--- Start ---
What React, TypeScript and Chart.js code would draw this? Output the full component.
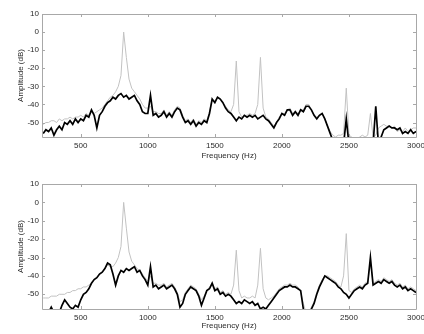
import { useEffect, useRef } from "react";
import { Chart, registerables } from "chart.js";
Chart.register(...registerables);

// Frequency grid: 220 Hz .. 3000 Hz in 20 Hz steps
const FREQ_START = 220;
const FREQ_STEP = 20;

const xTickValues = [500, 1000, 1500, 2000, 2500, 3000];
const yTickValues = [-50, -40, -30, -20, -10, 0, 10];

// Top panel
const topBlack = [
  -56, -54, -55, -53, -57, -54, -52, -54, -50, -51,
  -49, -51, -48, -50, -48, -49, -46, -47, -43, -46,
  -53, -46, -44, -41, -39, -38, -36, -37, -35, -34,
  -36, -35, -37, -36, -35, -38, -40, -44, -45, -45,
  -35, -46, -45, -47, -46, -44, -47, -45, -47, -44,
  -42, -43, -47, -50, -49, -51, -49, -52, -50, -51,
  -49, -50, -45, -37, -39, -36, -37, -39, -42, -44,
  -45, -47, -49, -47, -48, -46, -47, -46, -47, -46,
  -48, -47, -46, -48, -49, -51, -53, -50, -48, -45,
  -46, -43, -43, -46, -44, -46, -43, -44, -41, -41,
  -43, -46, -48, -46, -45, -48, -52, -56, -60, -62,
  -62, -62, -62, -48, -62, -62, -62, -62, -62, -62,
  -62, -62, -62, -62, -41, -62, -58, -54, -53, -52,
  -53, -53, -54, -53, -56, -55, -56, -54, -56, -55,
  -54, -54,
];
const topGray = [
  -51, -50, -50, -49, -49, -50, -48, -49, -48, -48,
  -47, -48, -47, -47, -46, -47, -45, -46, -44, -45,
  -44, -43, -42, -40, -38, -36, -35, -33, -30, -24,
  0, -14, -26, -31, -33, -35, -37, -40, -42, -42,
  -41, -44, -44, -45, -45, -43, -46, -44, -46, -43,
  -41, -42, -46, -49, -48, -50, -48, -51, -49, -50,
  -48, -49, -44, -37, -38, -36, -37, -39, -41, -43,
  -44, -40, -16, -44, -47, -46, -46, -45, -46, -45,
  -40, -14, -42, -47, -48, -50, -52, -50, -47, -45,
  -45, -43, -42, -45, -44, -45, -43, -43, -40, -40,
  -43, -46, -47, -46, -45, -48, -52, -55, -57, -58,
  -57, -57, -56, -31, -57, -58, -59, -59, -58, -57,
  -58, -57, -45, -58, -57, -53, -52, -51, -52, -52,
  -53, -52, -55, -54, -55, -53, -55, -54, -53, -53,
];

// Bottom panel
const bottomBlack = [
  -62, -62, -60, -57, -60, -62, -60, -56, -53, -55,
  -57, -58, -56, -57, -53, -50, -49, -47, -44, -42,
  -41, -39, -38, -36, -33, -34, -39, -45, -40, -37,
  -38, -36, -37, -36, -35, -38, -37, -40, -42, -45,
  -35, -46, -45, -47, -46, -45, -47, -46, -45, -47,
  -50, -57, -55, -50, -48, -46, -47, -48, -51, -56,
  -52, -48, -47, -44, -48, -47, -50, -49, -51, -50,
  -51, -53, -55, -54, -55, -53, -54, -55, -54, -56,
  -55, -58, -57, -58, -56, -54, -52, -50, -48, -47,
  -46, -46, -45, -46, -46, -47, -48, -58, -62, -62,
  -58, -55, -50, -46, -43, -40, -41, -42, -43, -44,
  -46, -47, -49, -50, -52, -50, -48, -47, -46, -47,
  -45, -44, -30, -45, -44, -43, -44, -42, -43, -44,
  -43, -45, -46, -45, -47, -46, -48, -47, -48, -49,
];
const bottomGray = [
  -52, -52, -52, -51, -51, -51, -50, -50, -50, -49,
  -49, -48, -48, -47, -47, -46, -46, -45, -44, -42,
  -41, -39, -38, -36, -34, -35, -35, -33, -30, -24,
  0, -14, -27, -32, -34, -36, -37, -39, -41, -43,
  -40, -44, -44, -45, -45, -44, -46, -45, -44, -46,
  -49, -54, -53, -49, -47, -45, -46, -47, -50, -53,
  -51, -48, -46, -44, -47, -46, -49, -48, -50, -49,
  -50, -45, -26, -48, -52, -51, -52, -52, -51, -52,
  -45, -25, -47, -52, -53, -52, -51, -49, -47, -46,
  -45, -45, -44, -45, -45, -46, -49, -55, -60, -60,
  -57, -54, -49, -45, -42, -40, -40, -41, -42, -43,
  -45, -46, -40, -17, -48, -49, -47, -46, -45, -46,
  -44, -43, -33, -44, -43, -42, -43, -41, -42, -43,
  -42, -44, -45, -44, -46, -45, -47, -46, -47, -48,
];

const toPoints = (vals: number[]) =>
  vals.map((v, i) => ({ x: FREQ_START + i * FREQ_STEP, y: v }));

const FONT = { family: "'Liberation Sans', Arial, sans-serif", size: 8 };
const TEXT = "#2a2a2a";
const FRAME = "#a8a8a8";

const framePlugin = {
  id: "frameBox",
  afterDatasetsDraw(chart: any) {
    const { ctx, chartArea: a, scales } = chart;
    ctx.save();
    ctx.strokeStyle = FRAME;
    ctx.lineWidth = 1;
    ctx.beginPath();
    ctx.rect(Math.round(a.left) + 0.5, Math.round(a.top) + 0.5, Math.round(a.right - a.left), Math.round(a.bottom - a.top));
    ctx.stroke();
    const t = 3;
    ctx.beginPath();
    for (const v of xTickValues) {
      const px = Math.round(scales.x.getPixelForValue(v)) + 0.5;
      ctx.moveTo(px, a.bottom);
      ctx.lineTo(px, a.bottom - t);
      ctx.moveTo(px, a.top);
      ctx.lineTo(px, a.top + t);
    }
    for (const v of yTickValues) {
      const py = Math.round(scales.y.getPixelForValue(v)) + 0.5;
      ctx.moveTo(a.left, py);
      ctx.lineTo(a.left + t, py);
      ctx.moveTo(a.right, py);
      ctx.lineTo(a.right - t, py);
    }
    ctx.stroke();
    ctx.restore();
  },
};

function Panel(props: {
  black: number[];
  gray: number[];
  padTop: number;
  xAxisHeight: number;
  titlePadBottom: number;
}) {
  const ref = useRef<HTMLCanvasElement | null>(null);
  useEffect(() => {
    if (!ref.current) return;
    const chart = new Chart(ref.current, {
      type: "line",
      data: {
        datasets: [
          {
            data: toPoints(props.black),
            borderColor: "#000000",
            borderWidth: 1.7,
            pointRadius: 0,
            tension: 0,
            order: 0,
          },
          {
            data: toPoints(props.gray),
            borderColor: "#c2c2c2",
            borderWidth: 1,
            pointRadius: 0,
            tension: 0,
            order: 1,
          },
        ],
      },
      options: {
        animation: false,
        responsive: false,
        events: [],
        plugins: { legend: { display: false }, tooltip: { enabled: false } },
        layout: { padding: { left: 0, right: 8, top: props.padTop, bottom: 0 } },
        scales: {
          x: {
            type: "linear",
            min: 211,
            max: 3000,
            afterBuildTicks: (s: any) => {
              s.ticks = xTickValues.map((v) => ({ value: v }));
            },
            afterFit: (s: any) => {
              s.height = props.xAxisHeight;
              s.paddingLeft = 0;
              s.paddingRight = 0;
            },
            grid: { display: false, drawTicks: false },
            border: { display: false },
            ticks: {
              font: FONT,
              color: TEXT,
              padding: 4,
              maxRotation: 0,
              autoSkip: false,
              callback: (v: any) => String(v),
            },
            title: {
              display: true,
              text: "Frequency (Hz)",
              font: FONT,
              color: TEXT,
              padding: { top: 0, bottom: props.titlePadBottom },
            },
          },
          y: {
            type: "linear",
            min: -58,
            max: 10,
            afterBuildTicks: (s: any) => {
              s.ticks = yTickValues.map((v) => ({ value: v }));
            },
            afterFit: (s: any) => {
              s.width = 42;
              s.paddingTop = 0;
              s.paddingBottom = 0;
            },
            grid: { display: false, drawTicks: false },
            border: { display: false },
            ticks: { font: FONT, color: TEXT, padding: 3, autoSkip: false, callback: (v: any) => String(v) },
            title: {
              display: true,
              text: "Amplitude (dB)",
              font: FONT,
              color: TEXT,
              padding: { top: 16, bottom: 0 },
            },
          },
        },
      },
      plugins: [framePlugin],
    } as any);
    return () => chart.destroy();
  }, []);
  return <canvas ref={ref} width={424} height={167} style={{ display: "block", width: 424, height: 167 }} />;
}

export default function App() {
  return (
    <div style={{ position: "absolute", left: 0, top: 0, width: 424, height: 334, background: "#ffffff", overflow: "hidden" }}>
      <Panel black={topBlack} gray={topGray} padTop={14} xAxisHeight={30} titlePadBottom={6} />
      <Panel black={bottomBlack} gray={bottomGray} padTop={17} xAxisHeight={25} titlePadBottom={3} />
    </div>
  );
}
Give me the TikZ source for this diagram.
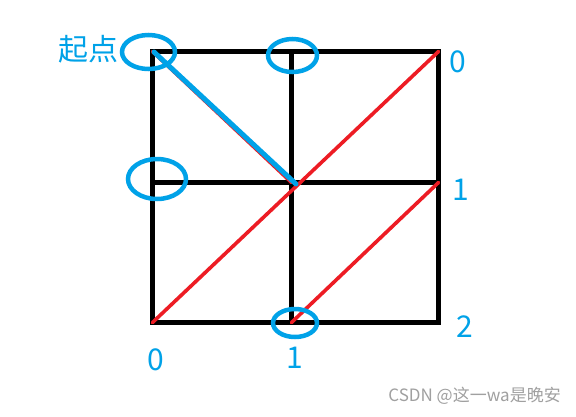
--- End ---
■ EXERCISE
Only the lines from the start of the records to the line with "const yTickValues = [-50, -40, -30, -20, -10, 0, 10];" belong in the copy. Print them exactly, minus pictures.

■ WRITTEN REPLY
What React, TypeScript and Chart.js code would draw this? Output the full component.
import { useEffect, useRef } from "react";
import { Chart, registerables } from "chart.js";
Chart.register(...registerables);

// Frequency grid: 220 Hz .. 3000 Hz in 20 Hz steps
const FREQ_START = 220;
const FREQ_STEP = 20;

const xTickValues = [500, 1000, 1500, 2000, 2500, 3000];
const yTickValues = [-50, -40, -30, -20, -10, 0, 10];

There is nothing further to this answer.